Ne cito solo quattro: primo perché prescinde da chi il 20 gennaio 2021 giurerà alla Casa Bianca, secondo perché non è legato alle elezioni ma procede dal rientro in Patria dopo 25 anni trascorsi all’estero, terzo perché si limita a parlare di “intense pushback” senza arrivare alla persecuzione vera e propria e quarto perché lancia l’allarme sulla generale impreparazione, non a difendersi dalla ostilità atea, ma dal “Great Reset” mondiale aconfessionale che azzera tutte indistintamente le religioni intese come categorie dello spirito e ne iscrive i dogmi di fede tra le fake news.

La “Patria della Libertà” ne ha viste altre di libertà sotto attacco ma mai quella di religione, ha ricordato Brunson, grazie ai suoi Padri fondatori e ai grandi leader che si sono succeduti, tutti “devoti che hanno onorato Dio” non ostante gli errori commessi e peccati fatti.

 

Oggi, invece” ha concluso “moltissimi leader nella nostra società e nelle corporazioni, nei media, nell’intrattenimento, nella politica e nelle università, non onorano Dio. Addirittura, lo sfidano apertamente.”

La sfida a Dio viene lanciata attraverso la “strategia dell’annullamento” che inizia con l’antipatia culturale verso le varie Chiese e confessioni, prosegue con il “platforming” che ne censura e ne imbavaglia la comunicazione e si conclude con i lockdown diffusi e ricorrenti che interferiscono nella pratica religiosa e la bloccano.

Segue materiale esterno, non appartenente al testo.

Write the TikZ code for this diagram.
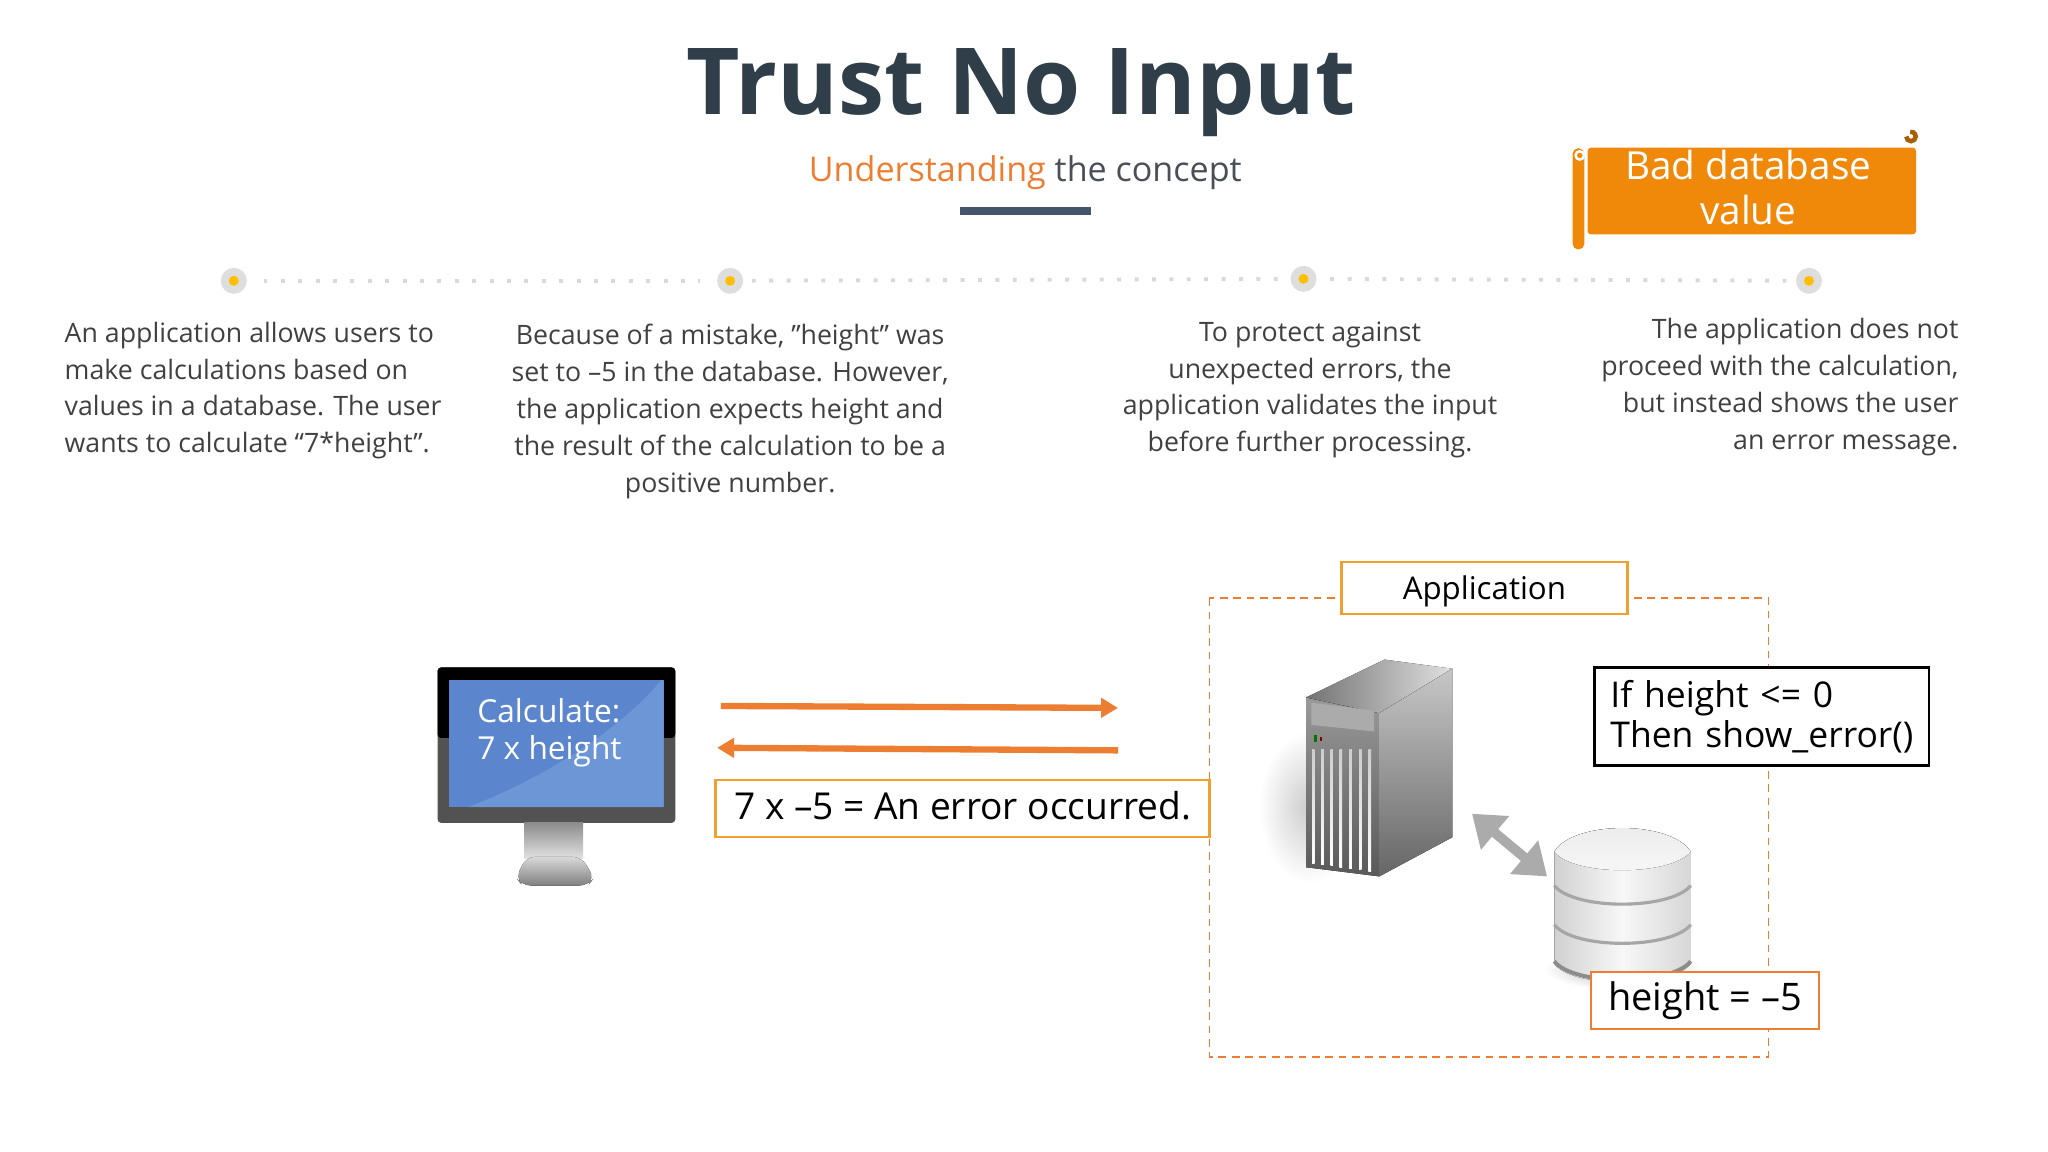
\documentclass[tikz,border=0pt]{standalone}
\usepackage{fontspec}
\setmainfont{Open Sans}
\usetikzlibrary{arrows.meta}
\definecolor{accent}{HTML}{ED7D31}
\definecolor{slate}{HTML}{2F3E48}
\definecolor{bartone}{HTML}{44546A}
\definecolor{subtone}{HTML}{4A4F57}
\definecolor{banner}{HTML}{F0890A}
\definecolor{boxline}{HTML}{F0A030}
\definecolor{screenA}{HTML}{5B86CE}
\definecolor{screenB}{HTML}{6C96D6}
\begin{document}
\begin{tikzpicture}[x=0.01306cm, y=-0.01306cm,
blurb/.style = { text = black!75, inner sep = 0, font = \fontsize{7.6}{10.5}\selectfont },
dot/.style = { circle, fill = black!13, minimum width = 0.26cm, inner sep = 0 },
core/.style = { circle, fill = orange!50!yellow, minimum width = 0.1cm, inner sep = 0 },
dotline/.style = { draw = black!15, line width = 1.1pt, dash pattern = on 0.039cm off 0.135cm },
tag/.style = { rectangle, draw = boxline, fill = white, line width = 0.7pt, text = black, inner sep = 0 },
flow/.style = { color = accent, line width = 1.8pt, -{Triangle[width = 0.19cm, length = 0.17cm]} }]
\useasboundingbox (0,0) rectangle (1568,882);
\node[text = slate, font = \fontsize{26.3}{30}\selectfont\bfseries, inner sep = 0] (title) at (782,71) {Trust No Input};
\node[text = subtone, font = \fontsize{9.7}{12}\selectfont, inner sep = 0] (sub) at (785,132) {\textcolor{accent}{Understanding} the concept};
\fill[bartone] (735,158.5) rectangle (835,164.5);

\node[dot] (d1) at (179,215) {};
\node[dot] (d2) at (559,215) {};
\node[dot] (d3) at (998,213.5) {};
\node[dot] (d4) at (1385,215) {};
\node[core] at (d1) {};
\node[core] at (d2) {};
\node[core] at (d3) {};
\node[core] at (d4) {};
\path[dotline, shorten < = 0.16cm, shorten > = 0.16cm] (d1) -- (d2);
\path[dotline, shorten < = 0.08cm, shorten > = 0.1cm] (d2) -- (d3);
\path[dotline, shorten < = 0.13cm, shorten > = 0.09cm] (d3) -- (d4);

\node[blurb, anchor = west, align = left] (t1) at (49,299) {An application allows users to\\make calculations based on\\values in a database. The user\\wants to calculate “7*height”.};
\node[blurb, align = center] (t2) at (559,315) {Because of a mistake, ”height” was\\set to –5 in the database. However,\\the application expects height and\\the result of the calculation to be a\\positive number.};
\node[blurb, align = center] (t3) at (1003,298.5) {To protect against\\unexpected errors, the\\application validates the input\\before further processing.};
\node[blurb, anchor = east, align = right] (t4) at (1500,296.5) {The application does not\\proceed with the calculation,\\but instead shows the user\\an error message.};

\fill[banner, rounded corners = 1pt] (1215.5,113) rectangle (1467,179.5);
\fill[banner, rounded corners = 1.6pt] (1204,113.5) rectangle (1213,191);
\draw[white, line width = 0.7pt] (1209.5,119) circle (3.2);
\draw[black!30!banner, line width = 1.3pt] (1459.5,104.5) arc (180:-100:3.6);
\node[text = white, align = center, font = \fontsize{11}{13}\selectfont, inner sep = 0] (bad) at (1338.5,143.5) {Bad database\\value};

% monitor
\fill[black!68, rounded corners = 1pt] (335,511) rectangle (517,630);
\fill[black, rounded corners = 1pt] (335,511) rectangle (517,565);
\fill[top color = black!45, bottom color = black!12] (401.5,630) -- (446.5,630) -- (446.5,657) -- (401.5,657) -- cycle;
\fill[top color = black!15, bottom color = black!50, rounded corners = 2.5pt] (403,656) -- (445,656) -- (455,672) -- (450,678) -- (400,678) -- (395,672) -- cycle;
\fill[screenA] (343.5,520.5) rectangle (508,618);
\fill[screenB] (506,521) .. controls (475,559) and (414,597) .. (358,618) -- (508,618) -- (508,521) -- cycle;
\node[text = white, anchor = west, align = left, font = \fontsize{9}{10.4}\selectfont, inner sep = 0] (calc) at (365,561) {Calculate:\\7 x height};

\coordinate (go1) at (552,540.5);
\coordinate (go2) at (856,542);
\coordinate (back1) at (856,574.5);
\coordinate (back2) at (549,572.5);
\draw[flow] (go1) -- (go2);
\draw[flow] (back1) -- (back2);

% application frame
\draw[accent, line width = 0.55pt, dash pattern = on 2.2pt off 1.6pt] (926,458) rectangle (1354,809);
\node[tag, minimum width = 2.86cm, minimum height = 0.52cm, text height = 6.6pt, text depth = 0pt, font = \fontsize{8.9}{12}\selectfont] (app) at (1136.5,450) {Application};
\node[tag, minimum width = 4.94cm, minimum height = 0.57cm, text height = 6pt, text depth = 0pt, font = \fontsize{10.55}{13}\selectfont] (err) at (737,619) {7 x –5 = An error occurred.};

% server
\shade[inner color = black!20, outer color = white] (1002,618) ellipse (38 and 58);
\fill[top color = black!40, bottom color = black!65] (1000,534) -- (1056,546) -- (1056,671) -- (1000,664) -- cycle;
\fill[left color = black!55, right color = black!12] (1000,534) -- (1060,505) -- (1112,512) -- (1056,546) -- cycle;
\fill[top color = black!22, bottom color = black!60] (1056,546) -- (1112,512) -- (1112,641) -- (1056,671) -- cycle;
\fill[black!33] (1004,538) -- (1052,544) -- (1052,560) -- (1004,555) -- cycle;
\fill[green!45!black] (1006,563) rectangle (1008.5,568);
\fill[red!50!black] (1011,564) rectangle (1012.5,567);
\foreach \sx/\sy in {1005.5/661, 1012.5/662, 1019.5/663, 1026.5/664, 1034/665, 1041.5/666, 1048.7/667}
  \fill[top color = black!20, bottom color = white] (\sx-1,574) rectangle (\sx+1,\sy);

% database
\shade[inner color = black!30, outer color = white] (1242,742) ellipse (60 and 16);
\fill[left color = black!18, right color = black!16, middle color = black!3] (1190,652) -- (1190,738) .. controls (1205,757) and (1279,757) .. (1294.5,738) -- (1294.5,652) .. controls (1279,628) and (1205,628) .. cycle;
\fill[top color = black!8, bottom color = black!3] (1190,652) .. controls (1205,628) and (1279,628) .. (1294.5,652) .. controls (1279,671) and (1205,671) .. cycle;
\draw[black!35, line width = 0.9pt] (1190,678) .. controls (1205,697) and (1279,697) .. (1294.5,678);
\draw[black!35, line width = 0.9pt] (1190,708) .. controls (1205,727) and (1279,727) .. (1294.5,708);
\draw[black!45, line width = 1.1pt] (1190,736) .. controls (1205,755) and (1279,755) .. (1294.5,736);

\coordinate (sv) at (1127,623);
\coordinate (db) at (1184.5,671);
\draw[black!33, line width = 2.8pt, {Triangle[width = 0.42cm, length = 0.3cm]}-{Triangle[width = 0.42cm, length = 0.3cm]}] (sv) -- (db);

\node[rectangle, draw = black, fill = white, line width = 0.7pt, text = black, anchor = north west, minimum height = 0.98cm, text width = 3.03cm, inner xsep = 0.157cm, inner ysep = 0, align = left, font = \fontsize{10.1}{11.4}\selectfont] (rule) at (1220,510) {If height <= 0\\\mbox{Then show\_error()}};
\node[tag, draw = accent, minimum width = 2.28cm, minimum height = 0.57cm, font = \fontsize{10.8}{13}\selectfont] (val) at (1305.5,766) {height = –5};
\end{tikzpicture}
\end{document}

Vedere il pastore evangelista Franklin Graham che porta in giudizio per indebita ingerenza nella libertà religiosa Tom Wolf, Governatore democratico della Pennsylvania, per aver determinato d’autorità nel suo Stato quale deve essere il numero di fedeli nelle Chiese oppure il pastore di Los Angeles John Mac Arthur che chiede il riconoscimento legale del servizio religioso come “essenziale” mi ricorda analoghe vicende di casa nostra, per esempio il blocco del Natale del Governo Conte II°, violazioni della libertà religiosa che da noi passano sistematicamente sotto il silenzio e col consenso tacito del successore di Pietro.

Il mio dubbio è che Jorge Mario Bergoglio abbia ottenuto vendetta invece di perdono per le Crociate, per i genocidi in nome della Fede e per la benedizione dei “Conquistadores” e dei dittatori di ogni epoca e luogo e che sia il “Great Reset” aconfessionale a consumarla a freddo mentre prepara il medesimo destino anche alle altre due religioni monoteiste per portare i Governi teocratici che le sostengono al reciproco annientamento.

Ecco perché i sermoni di Atlanta e quelli nostrani mi fanno pensare “Da che pulpito arriva la predica!”.